TEMPLE v. BEST RATE HOLDINGS LLC

United States District Court, Middle District of Florida (2018)

Facts

Issue

Holding — Honeywell, J.

Rule

Reasoning

Deep Dive: How the Court Reached Its Decision

Court's Authority on Arbitrability

The court first addressed the issue of arbitrability, determining that it had the authority to decide whether the arbitration agreement was enforceable. It found that the arbitration provision did not include a valid delegation clause that would allow an arbitrator to determine arbitrability; thus, this authority rested with the court itself. The court emphasized that, under the Federal Arbitration Act (FAA), written agreements to arbitrate are valid and enforceable unless specific grounds exist for revocation. Given the circumstances, the court concluded that it must decide on the enforceability of the arbitration agreement and its applicability to the claims brought by the plaintiff, John Temple.

Enforceability of the Arbitration Agreement

The court evaluated the arbitration agreement's enforceability, considering the plaintiff's arguments that it was a browsewrap contract and unconscionable. It found that Temple had reasonable notice of the agreement's terms, as they were conspicuously presented on the Best Rate website. The court compared the agreement to a hybrid model, which required some affirmative acknowledgment from the user, thereby meeting the standards for enforceability. Additionally, it determined that Temple's claim concerning unsolicited text messages arose directly from his utilization of the website's contact services, which were covered by the arbitration provision. Thus, the court ruled that the arbitration agreement was enforceable as it reflected a clear intent to arbitrate disputes arising out of the contractual relationship.

Estoppel and Third-Party Claims

The court also considered Lending Tree's ability to compel arbitration despite being a non-signatory to the agreement.

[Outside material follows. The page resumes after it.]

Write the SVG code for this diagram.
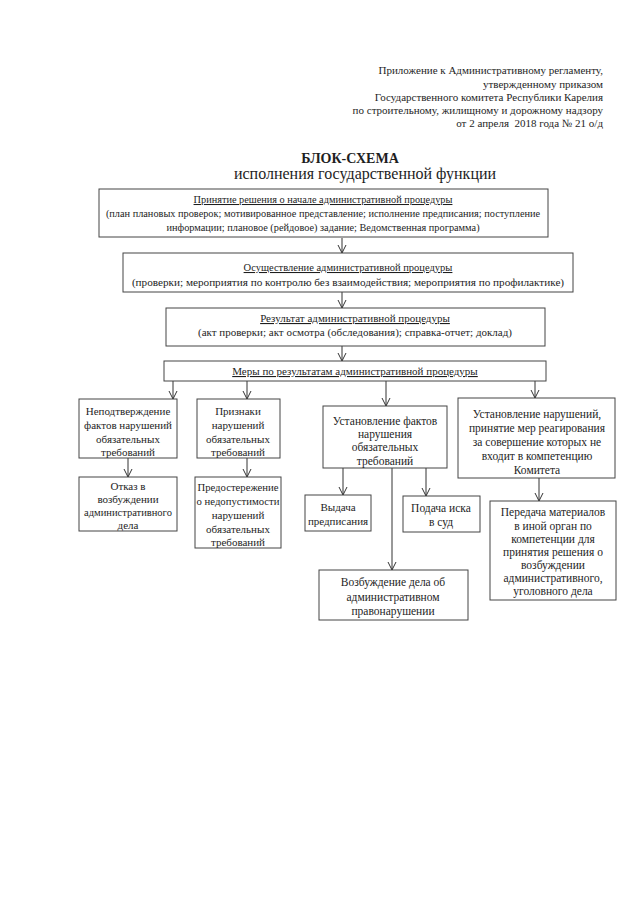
<svg xmlns="http://www.w3.org/2000/svg" width="639" height="905" viewBox="0 0 639 905">
<style>
text{font-family:"Liberation Serif","Times New Roman",serif;fill:#1e1e1e}
.hd{font-size:11px;text-anchor:end}
.t1{font-size:14px;font-weight:bold;text-anchor:middle}
.t2{font-size:16px;text-anchor:middle}
.m{font-size:11px;text-anchor:middle}
.m1{font-size:10.3px;text-anchor:middle}
.s{font-size:11.5px;text-anchor:middle}
.n{font-size:11px;text-anchor:middle}
.u{text-decoration:underline}
.box{fill:#fff;stroke:#444;stroke-width:1}
.ln{fill:none;stroke:#333;stroke-width:1}
</style>
<defs>
<marker id="ar" viewBox="-9 -5 10 10" refX="0" refY="0" markerWidth="10" markerHeight="10" markerUnits="userSpaceOnUse" orient="auto">
<path d="M-8,-4 L0,0 L-8,4" fill="none" stroke="#333" stroke-width="1"/>
</marker>
</defs>
<rect width="639" height="905" fill="#fff"/>
<g id="header">
<text class="hd" x="603" y="74">Приложение к Административному регламенту,</text>
<text class="hd" x="603" y="88">утвержденному приказом</text>
<text class="hd" x="603" y="101">Государственного комитета Республики Карелия</text>
<text class="hd" x="603" y="114">по строительному, жилищному и дорожному надзору</text>
<text class="hd" x="603" y="127">от 2 апреля&#160; 2018 года № 21 о/д</text>
</g>
<g id="title">
<text class="t1" x="350" y="163">БЛОК-СХЕМА</text>
<text class="t2" x="365" y="179">исполнения государственной функции</text>
</g>
<g id="connectors">
<line class="ln" x1="342" y1="238" x2="342" y2="253" marker-end="url(#ar)"/>
<line class="ln" x1="342" y1="292" x2="342" y2="308" marker-end="url(#ar)"/>
<line class="ln" x1="342" y1="346" x2="342" y2="361" marker-end="url(#ar)"/>
<line class="ln" x1="173" y1="381" x2="173" y2="399" marker-end="url(#ar)"/>
<line class="ln" x1="247" y1="381" x2="247" y2="399" marker-end="url(#ar)"/>
<line class="ln" x1="386" y1="381" x2="386" y2="406" marker-end="url(#ar)"/>
<line class="ln" x1="535" y1="381" x2="535" y2="398" marker-end="url(#ar)"/>
<line class="ln" x1="128" y1="458" x2="128" y2="477" marker-end="url(#ar)"/>
<line class="ln" x1="247" y1="458" x2="247" y2="477" marker-end="url(#ar)"/>
<line class="ln" x1="343" y1="468" x2="343" y2="495" marker-end="url(#ar)"/>
<line class="ln" x1="426" y1="468" x2="426" y2="496" marker-end="url(#ar)"/>
<line class="ln" x1="392" y1="468" x2="392" y2="570" marker-end="url(#ar)"/>
<line class="ln" x1="539" y1="478" x2="539" y2="501" marker-end="url(#ar)"/>
</g>
<g id="n1">
<rect class="box" x="99" y="189" width="449" height="48"/>
<text class="m1 u" x="323" y="203">Принятие решения о начале административной процедуры</text>
<text class="m1" x="323" y="217">(план плановых проверок; мотивированное представление; исполнение предписания; поступление</text>
<text class="m1" x="323" y="231">информации; плановое (рейдовое) задание; Ведомственная программа)</text>
</g>
<g id="n2">
<rect class="box" x="123" y="253" width="450" height="39"/>
<text class="m u" x="348" y="271" style="font-size:10.5px">Осуществление административной процедуры</text>
<text class="m" x="348" y="286" style="font-size:11.2px">(проверки; мероприятия по контролю без взаимодействия; мероприятия по профилактике)</text>
</g>
<g id="n3">
<rect class="box" x="166" y="308" width="379" height="38"/>
<text class="m u" x="355" y="322">Результат административной процедуры</text>
<text class="m" x="355" y="336">(акт проверки; акт осмотра (обследования); справка-отчет; доклад)</text>
</g>
<g id="n4">
<rect class="box" x="164" y="361" width="382" height="20"/>
<text class="m u" x="355" y="375">Меры по результатам административной процедуры</text>
</g>
<g id="n5">
<rect class="box" x="79" y="399" width="98" height="59"/>
<text class="n" x="128" y="415">Неподтверждение</text>
<text class="n" x="128" y="429">фактов нарушений</text>
<text class="n" x="128" y="443">обязательных</text>
<text class="n" x="128" y="456">требований</text>
</g>
<g id="n6">
<rect class="box" x="197" y="399" width="83" height="59"/>
<text class="n" x="238" y="415">Признаки</text>
<text class="n" x="238" y="429">нарушений</text>
<text class="n" x="238" y="443">обязательных</text>
<text class="n" x="238" y="456">требований</text>
</g>
<g id="n7">
<rect class="box" x="323" y="406" width="124" height="62"/>
<text class="s" x="385" y="425">Установление фактов</text>
<text class="s" x="385" y="438">нарушения</text>
<text class="s" x="385" y="451">обязательных</text>
<text class="s" x="385" y="465">требований</text>
</g>
<g id="n8">
<rect class="box" x="458" y="398" width="157" height="80"/>
<text class="s" x="537" y="418">Установление нарушений,</text>
<text class="s" x="537" y="432">принятие мер реагирования</text>
<text class="s" x="537" y="446">за совершение которых не</text>
<text class="s" x="537" y="460">входит в компетенцию</text>
<text class="s" x="537" y="474">Комитета</text>
</g>
<g id="n9">
<rect class="box" x="79" y="477" width="98" height="54"/>
<text class="n" x="128" y="490">Отказ в</text>
<text class="n" x="128" y="503">возбуждении</text>
<text class="n" x="128" y="516" style="font-size:10.5px">административного</text>
<text class="n" x="128" y="529">дела</text>
</g>
<g id="n10">
<rect class="box" x="195" y="477" width="86" height="71"/>
<text class="n" x="238" y="491" style="font-size:10.7px">Предостережение</text>
<text class="n" x="238" y="505" style="font-size:10.7px">о недопустимости</text>
<text class="n" x="238" y="519">нарушений</text>
<text class="n" x="238" y="533">обязательных</text>
<text class="n" x="238" y="546">требований</text>
</g>
<g id="n11">
<rect class="box" x="305" y="495" width="66" height="36"/>
<text class="n" x="338" y="511">Выдача</text>
<text class="n" x="338" y="525">предписания</text>
</g>
<g id="n12">
<rect class="box" x="403" y="496" width="77" height="36"/>
<text class="s" x="441" y="512">Подача иска</text>
<text class="s" x="441" y="526">в суд</text>
</g>
<g id="n13">
<rect class="box" x="319" y="570" width="149" height="50"/>
<text class="s" x="393" y="586">Возбуждение дела об</text>
<text class="s" x="393" y="601">административном</text>
<text class="s" x="393" y="615">правонарушении</text>
</g>
<g id="n14">
<rect class="box" x="490" y="501" width="126" height="99"/>
<text class="s" x="553" y="516">Передача материалов</text>
<text class="s" x="553" y="530">в иной орган по</text>
<text class="s" x="553" y="543">компетенции для</text>
<text class="s" x="553" y="556">принятия решения о</text>
<text class="s" x="553" y="569">возбуждении</text>
<text class="s" x="553" y="582">административного,</text>
<text class="s" x="553" y="595">уголовного дела</text>
</g>
</svg>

It applied estoppel principles to determine that Temple's claims against Lending Tree were closely intertwined with the subject matter of the arbitration agreement. The court noted that the text messages received by Temple were a direct result of his initial agreement with Best Rate, which included potential communications from third-party lenders. Given the close relationship between the parties and the nature of Temple's claims, the court found that allowing Lending Tree to compel arbitration was appropriate and consistent with the intent of the agreement.

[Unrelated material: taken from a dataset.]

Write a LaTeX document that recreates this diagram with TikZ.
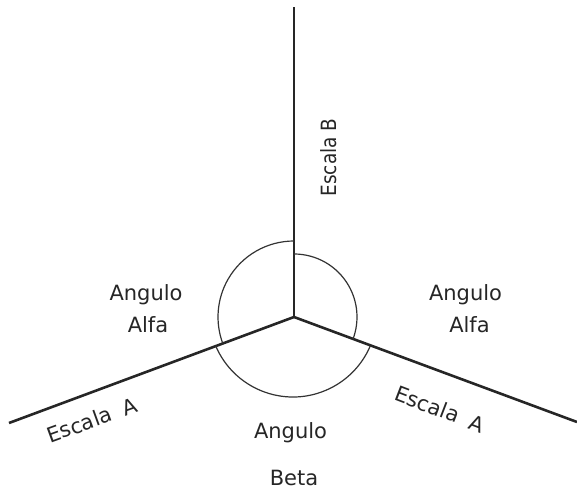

Class Action Waiver and Unconscionability

The court addressed Temple's claims of unconscionability, particularly regarding the class action waiver contained in the arbitration provision. It held that the presence of a class action waiver did not automatically render the agreement unconscionable, as such waivers are generally enforceable under federal law. The court also noted that the arbitration provision allowed Temple to recover certain fees if he won an arbitration award greater than Best Rate's final settlement offer. Consequently, the court concluded that there were no terms within the arbitration agreement that were unreasonably favorable to Best Rate, and thus, Temple's unconscionability claim failed.

Conclusion and Stay of Proceedings

Ultimately, the court granted the motions to compel arbitration filed by both defendants, compelling Temple to arbitrate his claims against both Best Rate and Lending Tree. It determined that the federal policy favoring arbitration required the court to stay the proceedings pending the completion of arbitration. The court instructed the parties to notify it once the arbitration was concluded, ensuring that the case would be dismissed if appropriate. By doing so, the court upheld the principles of arbitration while addressing the intertwined nature of the claims and the enforceability of the arbitration agreement.